Amendments to the Family Law provide better protection of child's rights

Round table discussion on amendments to the Family Law

UNICEF Montenegro
Panelists during the Round table discussion on amendments to the Family Law
UNICEF Montenegro / Duško Miljanić / 2015

15 September 2015

PODGORICA, 14 September 2015 - Round table discussion on amendments to the Family Law, organized by the Ministry of Justice and UNICEF Montenegro, emphasized the importance of aligning the Family law, as one of the most important piece of legislation that defines child rights in the country, with the relevant international standards in the field of human rights. .

"We have offered three solutions. One of them is to introduce a support person to a child. And this means every kind of support - psychological, social, as well as legal - through the Institute of Collision Guardian. When interests of parents and child are confronted, it is necessary to establish legal protection of children. We are trying in every way to affirm and protect the personality and the dignity of every child," the Minister of Justice Zoran Pazin said.

According to the UNICEF Representative in Montenegro, Benjamin Perks, all children should have equal access to justice, as this is an integral component of the democratic society that fully respects, protects and fulfils human rights of children.

"Proposed amendments also include prohibition of corporal punishment, which violates the rights of the child to dignity, physical integrity, as well as the right to non-discrimination and equal protection under the law. The scientific evidence is now overwhelming and shows that all forms of violence against children have a life-lasting impact on their well-being," Perks said.

Data on the prevalence of violent discipline of children is concerning, because this practice undermines the child’s self-confidence and the relationship between the child and the parents who is punishing the child in this way.

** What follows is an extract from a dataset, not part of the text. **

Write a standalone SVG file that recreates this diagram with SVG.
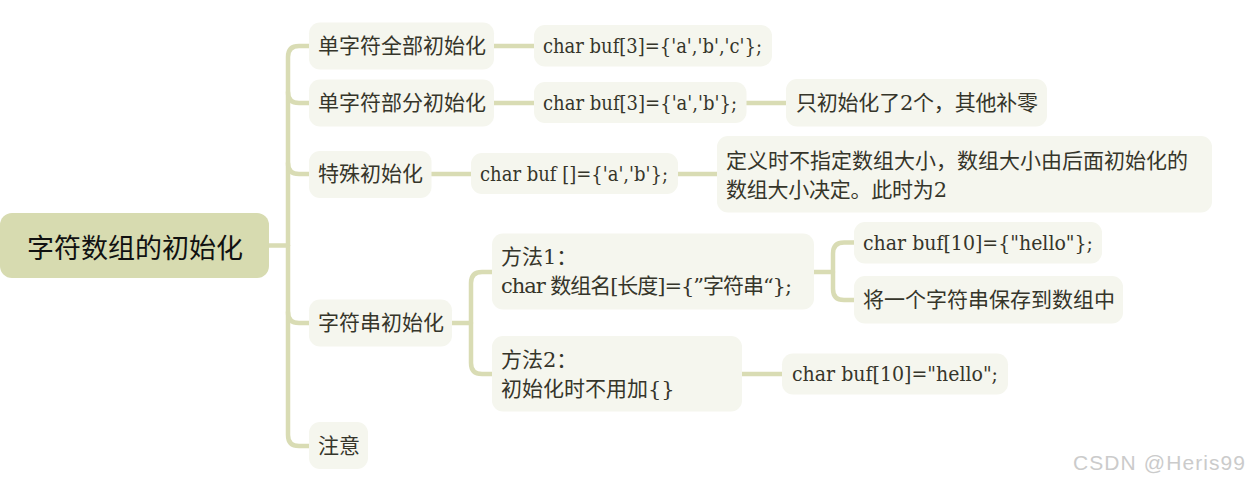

UNICEF Montenegro Representative Benjamin Perks talking about the importance of ensuring full compliance of the Family law with international standards
UNICEF Montenegro / Duško Miljanić / 2015
UNICEF Montenegro Representative Benjamin Perks talking about the importance of ensuring full compliance of the Family law with international standards

According to the Multiple Indicator Cluster Survey on the rights of women and children in Montenegro published in 2013, 69 percent of children aged 1-14 were exposed to at least one form of psychological or physical punishment by their parents or other adults in the household during the month preceding the survey.

"We strive, through the norm as well, to send the message that the child is an autonomous human being with human rights which belong to him or her, including the right to get all the necessary information about family matters. This, of course, means that those around the child have a duty to provide him/her with this information," UNICEF consultant Nevena Petrusic pointed out.

Ministry of Justice and UNICEF have mobilized resources and engaged international experts to ensure that optimal assistance is provided to the Working Group, with the aim of ensuring full compliance of the law with international standards.

Proposed amendments provide better guarantees that the child right to adequate protection will be fulfilled and that children’s voices will be heard and taken into consideration throughout the entire judicial process. Also, they will ensure that there are better observance of any violation of child rights.

Mirjana Lakovic-Draskovic, General Director of the Directorate for Justice in the Ministry of Justice, explained that one of the numerous novelties in the proposed law is the introduction of the definition of the child as specified in the Convention on the Rights of the Child.

"Novelties have also been introduced in the section dedicated to the rights of children, such as the right to life and development in a healthy and safe environment; the right to the best possible living conditions for the full physical, psychological and emotional development; the right for the child's personality and individuality to be respected by others," she added. 

By implementing these amendments, Montenegro will become closer to a child-friendly judicial system in which every child in Montenegro will know that his/her opinion matters.

UNICEF is committed to providing all necessary support to help Montenegro to ensure adequate protection of children rights who participate in court proceedings and in that way help increasing trust in judiciary system and system institutions.